To be fair, political leaders on Staten Island have for years now been talking about turning an abandoned rail line along the North Shore into light rail; the city has made it clear that it has other priorities. Which is the other part of the island's problem: The city officials ultimately responsible for paying attention to Staten Island have tended to rely on what Richard Flanagan calls "bread and circuses" to keep it happy: a new minor-league baseball stadium, redoing the ferry terminal, closing the much-hated Fresh Kills landfill. "Compared to the Bronx and parts of Brooklyn, this is a solidly middle-class borough and other city residents have needs that need to be met first," Flanagan explains. "But the way city hall has met Staten Island's needs has been public relations and symbols, not the ongoing substantive engagement of government that goes on every day."
LACK OF LEADERSHIP
The result of all this is that no one--neither Staten Island's political leadership nor New York City's--seems to know how to start the process of building a constituency for grappling with the island's growth. At the City Planning Commission hearing in June, for instance, it was hard not to notice that when Michael Fazio, president of Staten Island's builders association, practically begged the commission to look into appropriate increases in density to meet the demand for housing, Burden's response was to put the onus on him and his colleagues. "If the Building Industry Association would actually look at sites that could be upzoned, then build a consensus in the community for upzoning," she said, "then that becomes a critical component of what you're bringing before us."

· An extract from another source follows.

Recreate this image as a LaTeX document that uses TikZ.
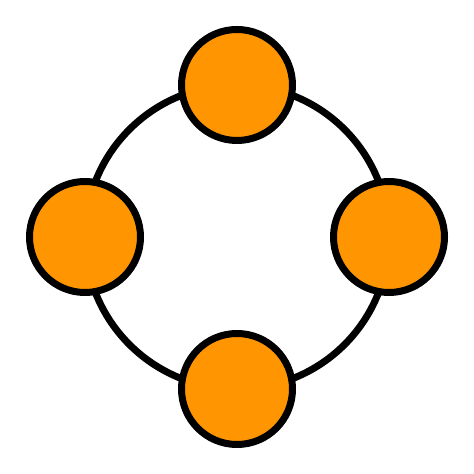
\documentclass[tikz,border=0pt]{standalone}
\usepackage{tikz}
\usetikzlibrary{backgrounds}
\definecolor{dotorange}{RGB}{255,149,0}
\tikzstyle{dot} = [circle, minimum size=2.22cm, inner sep=0pt, line width=0.14cm, draw=black, fill=dotorange]
\tikzstyle{ring} = [line width=0.14cm, draw=black]

\begin{document}
\begin{tikzpicture}
\useasboundingbox (-4.74,-4.74) rectangle (4.74,4.74);
\node (top) [dot] at (0,3.04) {};
\node (left) [dot] at (-3.04,0) {};
\node (right) [dot] at (3.04,0) {};
\node (bottom) [dot] at (0,-3.04) {};

\begin{scope}[on background layer]
\draw [ring] (top.center) to[bend right=45] (left.center);
\draw [ring] (left.center) to[bend right=45] (bottom.center);
\draw [ring] (bottom.center) to[bend right=45] (right.center);
\draw [ring] (right.center) to[bend right=45] (top.center);
\end{scope}
\end{tikzpicture}
\end{document}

There are, in fact, a variety of efforts underway on Staten Island that could, eventually, bring about change. The plan for remaking the Markham Gardens public housing project, for instance, was hammered out by a group of clergy-led affordable housing advocates and North Shore politicians, and they've indicated that they plan to keep meeting. The island's chamber of commerce is working with city and state agencies to come up with a comprehensive transportation plan. And the City Planning Commission is working on proposals to develop the industrial land along the island's remote West Shore.
There is also the island's Growth Management Task Force, created a few years ago by Bloomberg to get a grip on the "over-development" problem. The task force's report, which was aimed squarely at the bad townhouse designs that so irk Staten Islanders, was the basis for a new series of design regulations aimed at ensuring that new homes have adequate yards and parking spaces. More recently, the task force issued a recommendation--since accepted by the City Planning Commission--that commercial areas where builders had been replacing stores with new housing instead require ground-floor commercial uses and housing above, a classic zoning technique for creating new affordable housing.
Since the task force is the only publicly sanctioned body with a cross-section of Staten Islanders looking at development, it would seem like a natural place to start a broader planning effort, but it is unclear whether its members would agree. "This task force wasn't to plan for what's coming, it was put together because the house was on fire," says Joe Markowski, president of the New Dorp Central Civic Association and a task force member. "This was an attempt to salvage what's left."
The truth is, none of these efforts meets Staten Island's fundamental need, which is for a political process capable of deciding where new housing can legitimately go. "Someone has to want to create the rules that will facilitate it," says Sandy Krueger, CEO of the Staten Island Board of Realtors. "It takes government to come in and say, 'We'll do a consolidated master plan, not just fight fires.' The problem is, it was beneficial to a lot of parties to allow uncontrolled development. Now we're at the day of reckoning, and there is no effective leadership."